What you are asked to do | Word for word, copy all the data and drop the pictures.
— start Dataset entries —
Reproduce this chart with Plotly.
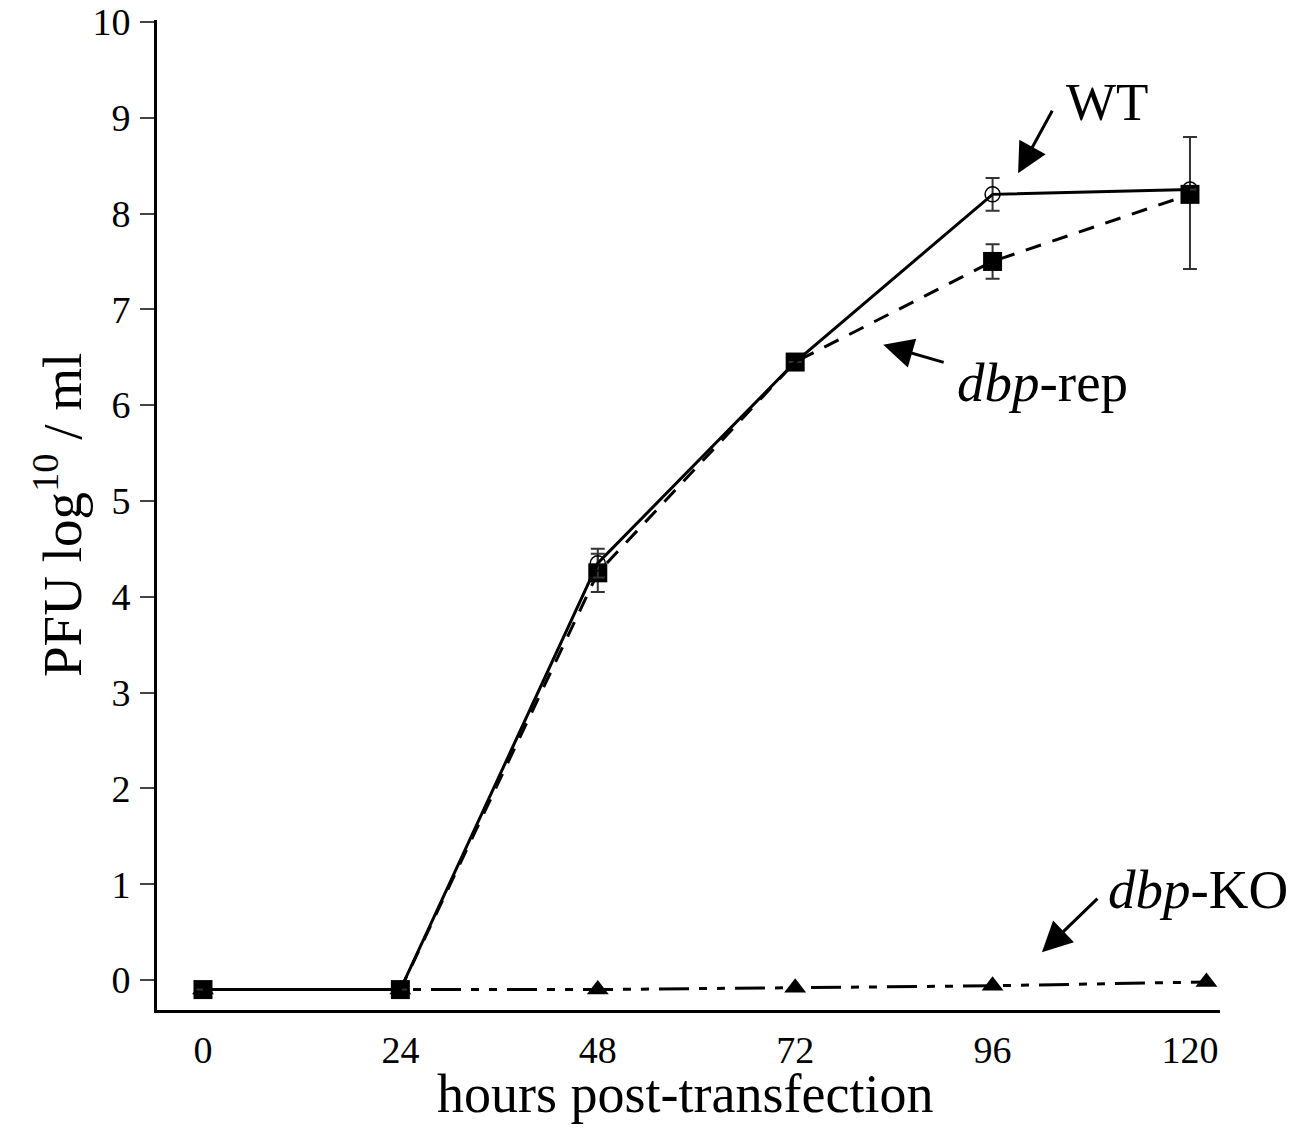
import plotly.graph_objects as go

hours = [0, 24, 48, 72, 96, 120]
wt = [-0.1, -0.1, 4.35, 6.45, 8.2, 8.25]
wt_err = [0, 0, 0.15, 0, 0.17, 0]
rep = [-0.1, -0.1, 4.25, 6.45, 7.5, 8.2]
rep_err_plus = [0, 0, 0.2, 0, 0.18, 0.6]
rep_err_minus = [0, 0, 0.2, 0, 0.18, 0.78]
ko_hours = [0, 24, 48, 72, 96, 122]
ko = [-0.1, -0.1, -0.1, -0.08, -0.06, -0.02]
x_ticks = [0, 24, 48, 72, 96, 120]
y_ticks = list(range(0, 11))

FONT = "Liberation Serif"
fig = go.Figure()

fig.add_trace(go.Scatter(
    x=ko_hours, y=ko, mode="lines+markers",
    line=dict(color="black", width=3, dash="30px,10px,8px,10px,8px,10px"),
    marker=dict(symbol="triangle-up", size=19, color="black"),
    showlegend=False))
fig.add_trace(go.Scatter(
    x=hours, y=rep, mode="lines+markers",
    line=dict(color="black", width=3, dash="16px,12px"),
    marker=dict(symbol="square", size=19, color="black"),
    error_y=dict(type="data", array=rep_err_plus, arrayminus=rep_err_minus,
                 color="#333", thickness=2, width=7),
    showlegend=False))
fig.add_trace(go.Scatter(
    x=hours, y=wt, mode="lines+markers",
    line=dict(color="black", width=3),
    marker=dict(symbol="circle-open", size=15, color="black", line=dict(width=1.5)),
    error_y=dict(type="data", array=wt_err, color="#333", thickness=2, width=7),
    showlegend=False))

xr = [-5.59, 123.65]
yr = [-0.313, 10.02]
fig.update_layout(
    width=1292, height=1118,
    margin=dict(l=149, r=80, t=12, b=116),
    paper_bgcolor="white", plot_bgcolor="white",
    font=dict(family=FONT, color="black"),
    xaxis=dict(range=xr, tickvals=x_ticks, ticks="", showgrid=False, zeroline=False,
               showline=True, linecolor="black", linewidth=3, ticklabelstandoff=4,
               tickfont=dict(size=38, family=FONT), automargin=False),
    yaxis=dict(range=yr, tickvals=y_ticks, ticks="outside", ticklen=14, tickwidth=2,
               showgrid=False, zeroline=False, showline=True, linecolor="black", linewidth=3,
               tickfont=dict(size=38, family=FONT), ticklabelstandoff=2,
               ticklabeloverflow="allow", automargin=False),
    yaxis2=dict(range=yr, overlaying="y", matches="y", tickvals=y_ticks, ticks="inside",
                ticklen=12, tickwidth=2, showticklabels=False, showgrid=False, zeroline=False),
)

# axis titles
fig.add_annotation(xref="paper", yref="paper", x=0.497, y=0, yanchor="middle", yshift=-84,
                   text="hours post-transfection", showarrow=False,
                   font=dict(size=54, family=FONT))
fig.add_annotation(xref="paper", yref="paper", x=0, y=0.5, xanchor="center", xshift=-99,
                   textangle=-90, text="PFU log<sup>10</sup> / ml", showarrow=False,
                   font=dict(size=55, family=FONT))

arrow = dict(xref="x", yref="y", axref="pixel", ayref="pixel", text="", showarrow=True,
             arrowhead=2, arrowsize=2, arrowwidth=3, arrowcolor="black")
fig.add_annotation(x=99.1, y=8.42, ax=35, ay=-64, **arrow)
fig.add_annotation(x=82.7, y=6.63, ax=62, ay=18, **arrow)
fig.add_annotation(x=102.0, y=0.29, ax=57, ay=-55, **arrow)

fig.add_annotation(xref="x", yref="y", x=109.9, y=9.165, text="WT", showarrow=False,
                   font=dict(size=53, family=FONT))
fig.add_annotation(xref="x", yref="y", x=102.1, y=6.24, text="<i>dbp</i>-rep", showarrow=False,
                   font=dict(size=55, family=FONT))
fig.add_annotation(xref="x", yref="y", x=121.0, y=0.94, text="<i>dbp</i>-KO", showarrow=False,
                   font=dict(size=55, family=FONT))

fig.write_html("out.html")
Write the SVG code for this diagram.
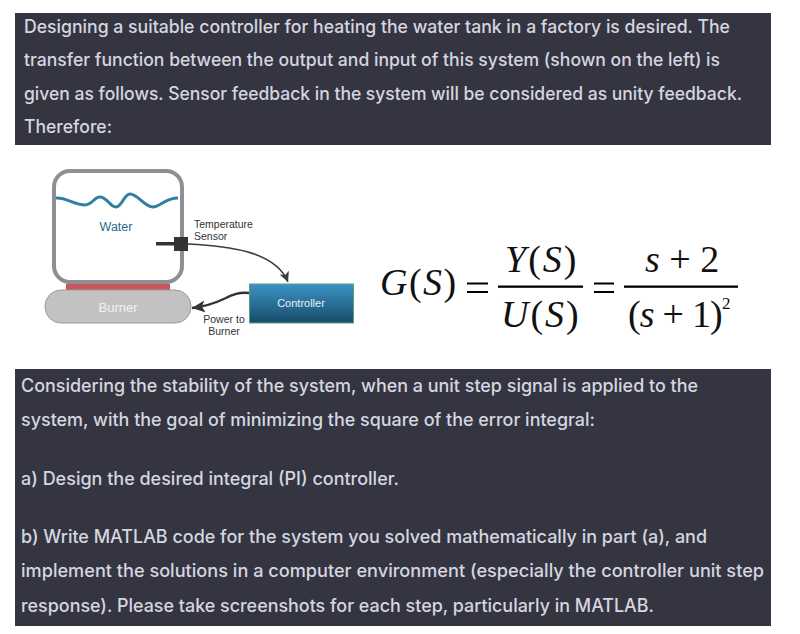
— end Dataset entries —
Answer for the task |
Reproduce this chart with Plotly.
import plotly.graph_objects as go

hours = [0, 24, 48, 72, 96, 120]
wt = [-0.1, -0.1, 4.35, 6.45, 8.2, 8.25]
wt_err = [0, 0, 0.15, 0, 0.17, 0]
rep = [-0.1, -0.1, 4.25, 6.45, 7.5, 8.2]
rep_err_plus = [0, 0, 0.2, 0, 0.18, 0.6]
rep_err_minus = [0, 0, 0.2, 0, 0.18, 0.78]
ko_hours = [0, 24, 48, 72, 96, 122]
ko = [-0.1, -0.1, -0.1, -0.08, -0.06, -0.02]
x_ticks = [0, 24, 48, 72, 96, 120]
y_ticks = list(range(0, 11))

FONT = "Liberation Serif"
fig = go.Figure()

fig.add_trace(go.Scatter(
    x=ko_hours, y=ko, mode="lines+markers",
    line=dict(color="black", width=3, dash="30px,10px,8px,10px,8px,10px"),
    marker=dict(symbol="triangle-up", size=19, color="black"),
    showlegend=False))
fig.add_trace(go.Scatter(
    x=hours, y=rep, mode="lines+markers",
    line=dict(color="black", width=3, dash="16px,12px"),
    marker=dict(symbol="square", size=19, color="black"),
    error_y=dict(type="data", array=rep_err_plus, arrayminus=rep_err_minus,
                 color="#333", thickness=2, width=7),
    showlegend=False))
fig.add_trace(go.Scatter(
    x=hours, y=wt, mode="lines+markers",
    line=dict(color="black", width=3),
    marker=dict(symbol="circle-open", size=15, color="black", line=dict(width=1.5)),
    error_y=dict(type="data", array=wt_err, color="#333", thickness=2, width=7),
    showlegend=False))

xr = [-5.59, 123.65]
yr = [-0.313, 10.02]
fig.update_layout(
    width=1292, height=1118,
    margin=dict(l=149, r=80, t=12, b=116),
    paper_bgcolor="white", plot_bgcolor="white",
    font=dict(family=FONT, color="black"),
    xaxis=dict(range=xr, tickvals=x_ticks, ticks="", showgrid=False, zeroline=False,
               showline=True, linecolor="black", linewidth=3, ticklabelstandoff=4,
               tickfont=dict(size=38, family=FONT), automargin=False),
    yaxis=dict(range=yr, tickvals=y_ticks, ticks="outside", ticklen=14, tickwidth=2,
               showgrid=False, zeroline=False, showline=True, linecolor="black", linewidth=3,
               tickfont=dict(size=38, family=FONT), ticklabelstandoff=2,
               ticklabeloverflow="allow", automargin=False),
    yaxis2=dict(range=yr, overlaying="y", matches="y", tickvals=y_ticks, ticks="inside",
                ticklen=12, tickwidth=2, showticklabels=False, showgrid=False, zeroline=False),
)

# axis titles
fig.add_annotation(xref="paper", yref="paper", x=0.497, y=0, yanchor="middle", yshift=-84,
                   text="hours post-transfection", showarrow=False,
                   font=dict(size=54, family=FONT))
fig.add_annotation(xref="paper", yref="paper", x=0, y=0.5, xanchor="center", xshift=-99,
                   textangle=-90, text="PFU log<sup>10</sup> / ml", showarrow=False,
                   font=dict(size=55, family=FONT))

arrow = dict(xref="x", yref="y", axref="pixel", ayref="pixel", text="", showarrow=True,
             arrowhead=2, arrowsize=2, arrowwidth=3, arrowcolor="black")
fig.add_annotation(x=99.1, y=8.42, ax=35, ay=-64, **arrow)
fig.add_annotation(x=82.7, y=6.63, ax=62, ay=18, **arrow)
fig.add_annotation(x=102.0, y=0.29, ax=57, ay=-55, **arrow)

fig.add_annotation(xref="x", yref="y", x=109.9, y=9.165, text="WT", showarrow=False,
                   font=dict(size=53, family=FONT))
fig.add_annotation(xref="x", yref="y", x=102.1, y=6.24, text="<i>dbp</i>-rep", showarrow=False,
                   font=dict(size=55, family=FONT))
fig.add_annotation(xref="x", yref="y", x=121.0, y=0.94, text="<i>dbp</i>-KO", showarrow=False,
                   font=dict(size=55, family=FONT))

fig.write_html("out.html")
Write the SVG code for this diagram.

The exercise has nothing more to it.